The exercise »
Write out each line that follows exactly as it stands, without the pictures.

_ _ _ _

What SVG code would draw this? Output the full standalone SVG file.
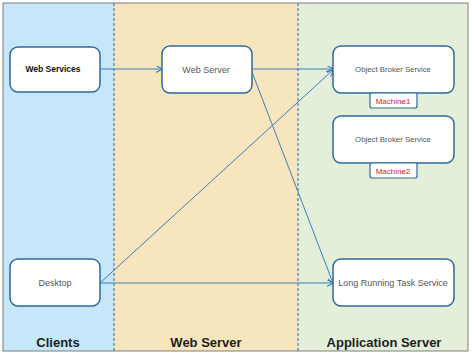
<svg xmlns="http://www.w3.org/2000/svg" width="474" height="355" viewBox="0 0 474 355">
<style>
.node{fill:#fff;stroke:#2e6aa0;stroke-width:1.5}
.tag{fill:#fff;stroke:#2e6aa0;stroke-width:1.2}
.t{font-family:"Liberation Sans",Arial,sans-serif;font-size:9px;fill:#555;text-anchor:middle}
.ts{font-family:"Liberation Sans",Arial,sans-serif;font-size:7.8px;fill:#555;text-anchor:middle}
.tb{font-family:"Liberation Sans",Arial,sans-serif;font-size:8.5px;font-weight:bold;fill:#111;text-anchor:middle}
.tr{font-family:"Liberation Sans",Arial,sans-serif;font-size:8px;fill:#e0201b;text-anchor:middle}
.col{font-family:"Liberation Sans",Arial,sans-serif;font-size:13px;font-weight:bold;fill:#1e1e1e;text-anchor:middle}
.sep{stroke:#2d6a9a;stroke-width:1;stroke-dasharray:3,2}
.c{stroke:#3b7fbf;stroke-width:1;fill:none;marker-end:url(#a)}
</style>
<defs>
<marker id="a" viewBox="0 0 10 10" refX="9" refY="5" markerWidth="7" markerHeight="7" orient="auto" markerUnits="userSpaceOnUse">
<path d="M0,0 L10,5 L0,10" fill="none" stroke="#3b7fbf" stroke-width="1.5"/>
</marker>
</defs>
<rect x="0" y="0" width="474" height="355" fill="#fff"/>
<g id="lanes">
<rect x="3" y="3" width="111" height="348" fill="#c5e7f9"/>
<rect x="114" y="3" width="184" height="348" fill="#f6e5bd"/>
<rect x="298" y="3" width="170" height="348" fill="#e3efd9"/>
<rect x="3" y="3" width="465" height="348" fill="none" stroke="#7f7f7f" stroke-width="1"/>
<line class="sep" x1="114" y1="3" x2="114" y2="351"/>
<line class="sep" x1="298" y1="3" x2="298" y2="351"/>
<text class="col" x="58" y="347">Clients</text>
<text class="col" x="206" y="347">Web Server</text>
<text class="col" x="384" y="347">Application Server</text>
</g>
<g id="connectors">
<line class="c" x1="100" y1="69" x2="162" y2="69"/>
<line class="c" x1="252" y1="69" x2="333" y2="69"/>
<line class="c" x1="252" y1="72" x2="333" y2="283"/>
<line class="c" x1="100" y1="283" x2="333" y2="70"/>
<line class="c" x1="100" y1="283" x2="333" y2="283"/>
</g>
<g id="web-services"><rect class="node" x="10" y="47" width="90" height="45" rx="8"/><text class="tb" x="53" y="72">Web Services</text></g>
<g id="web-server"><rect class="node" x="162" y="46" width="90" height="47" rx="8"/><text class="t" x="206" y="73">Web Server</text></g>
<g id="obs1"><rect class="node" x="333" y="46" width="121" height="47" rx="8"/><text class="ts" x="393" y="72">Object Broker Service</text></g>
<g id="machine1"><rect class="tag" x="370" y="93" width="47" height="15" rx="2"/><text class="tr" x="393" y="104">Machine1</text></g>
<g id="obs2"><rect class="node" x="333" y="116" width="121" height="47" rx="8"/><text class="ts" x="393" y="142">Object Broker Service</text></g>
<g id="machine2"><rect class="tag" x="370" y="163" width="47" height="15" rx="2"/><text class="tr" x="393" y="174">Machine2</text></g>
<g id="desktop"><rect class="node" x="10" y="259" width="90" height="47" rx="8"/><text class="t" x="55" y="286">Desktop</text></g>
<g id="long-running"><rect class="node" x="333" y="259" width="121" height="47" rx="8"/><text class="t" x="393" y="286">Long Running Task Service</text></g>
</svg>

_ _ _ _

Response »
What SVG code would draw this? Output the full standalone SVG file.
<svg xmlns="http://www.w3.org/2000/svg" width="474" height="355" viewBox="0 0 474 355">
<style>
.node{fill:#fff;stroke:#2e6aa0;stroke-width:1.5}
.tag{fill:#fff;stroke:#2e6aa0;stroke-width:1.2}
.t{font-family:"Liberation Sans",Arial,sans-serif;font-size:9px;fill:#555;text-anchor:middle}
.ts{font-family:"Liberation Sans",Arial,sans-serif;font-size:7.8px;fill:#555;text-anchor:middle}
.tb{font-family:"Liberation Sans",Arial,sans-serif;font-size:8.5px;font-weight:bold;fill:#111;text-anchor:middle}
.tr{font-family:"Liberation Sans",Arial,sans-serif;font-size:8px;fill:#e0201b;text-anchor:middle}
.col{font-family:"Liberation Sans",Arial,sans-serif;font-size:13px;font-weight:bold;fill:#1e1e1e;text-anchor:middle}
.sep{stroke:#2d6a9a;stroke-width:1;stroke-dasharray:3,2}
.c{stroke:#3b7fbf;stroke-width:1;fill:none;marker-end:url(#a)}
</style>
<defs>
<marker id="a" viewBox="0 0 10 10" refX="9" refY="5" markerWidth="7" markerHeight="7" orient="auto" markerUnits="userSpaceOnUse">
<path d="M0,0 L10,5 L0,10" fill="none" stroke="#3b7fbf" stroke-width="1.5"/>
</marker>
</defs>
<rect x="0" y="0" width="474" height="355" fill="#fff"/>
<g id="lanes">
<rect x="3" y="3" width="111" height="348" fill="#c5e7f9"/>
<rect x="114" y="3" width="184" height="348" fill="#f6e5bd"/>
<rect x="298" y="3" width="170" height="348" fill="#e3efd9"/>
<rect x="3" y="3" width="465" height="348" fill="none" stroke="#7f7f7f" stroke-width="1"/>
<line class="sep" x1="114" y1="3" x2="114" y2="351"/>
<line class="sep" x1="298" y1="3" x2="298" y2="351"/>
<text class="col" x="58" y="347">Clients</text>
<text class="col" x="206" y="347">Web Server</text>
<text class="col" x="384" y="347">Application Server</text>
</g>
<g id="connectors">
<line class="c" x1="100" y1="69" x2="162" y2="69"/>
<line class="c" x1="252" y1="69" x2="333" y2="69"/>
<line class="c" x1="252" y1="72" x2="333" y2="283"/>
<line class="c" x1="100" y1="283" x2="333" y2="70"/>
<line class="c" x1="100" y1="283" x2="333" y2="283"/>
</g>
<g id="web-services"><rect class="node" x="10" y="47" width="90" height="45" rx="8"/><text class="tb" x="53" y="72">Web Services</text></g>
<g id="web-server"><rect class="node" x="162" y="46" width="90" height="47" rx="8"/><text class="t" x="206" y="73">Web Server</text></g>
<g id="obs1"><rect class="node" x="333" y="46" width="121" height="47" rx="8"/><text class="ts" x="393" y="72">Object Broker Service</text></g>
<g id="machine1"><rect class="tag" x="370" y="93" width="47" height="15" rx="2"/><text class="tr" x="393" y="104">Machine1</text></g>
<g id="obs2"><rect class="node" x="333" y="116" width="121" height="47" rx="8"/><text class="ts" x="393" y="142">Object Broker Service</text></g>
<g id="machine2"><rect class="tag" x="370" y="163" width="47" height="15" rx="2"/><text class="tr" x="393" y="174">Machine2</text></g>
<g id="desktop"><rect class="node" x="10" y="259" width="90" height="47" rx="8"/><text class="t" x="55" y="286">Desktop</text></g>
<g id="long-running"><rect class="node" x="333" y="259" width="121" height="47" rx="8"/><text class="t" x="393" y="286">Long Running Task Service</text></g>
</svg>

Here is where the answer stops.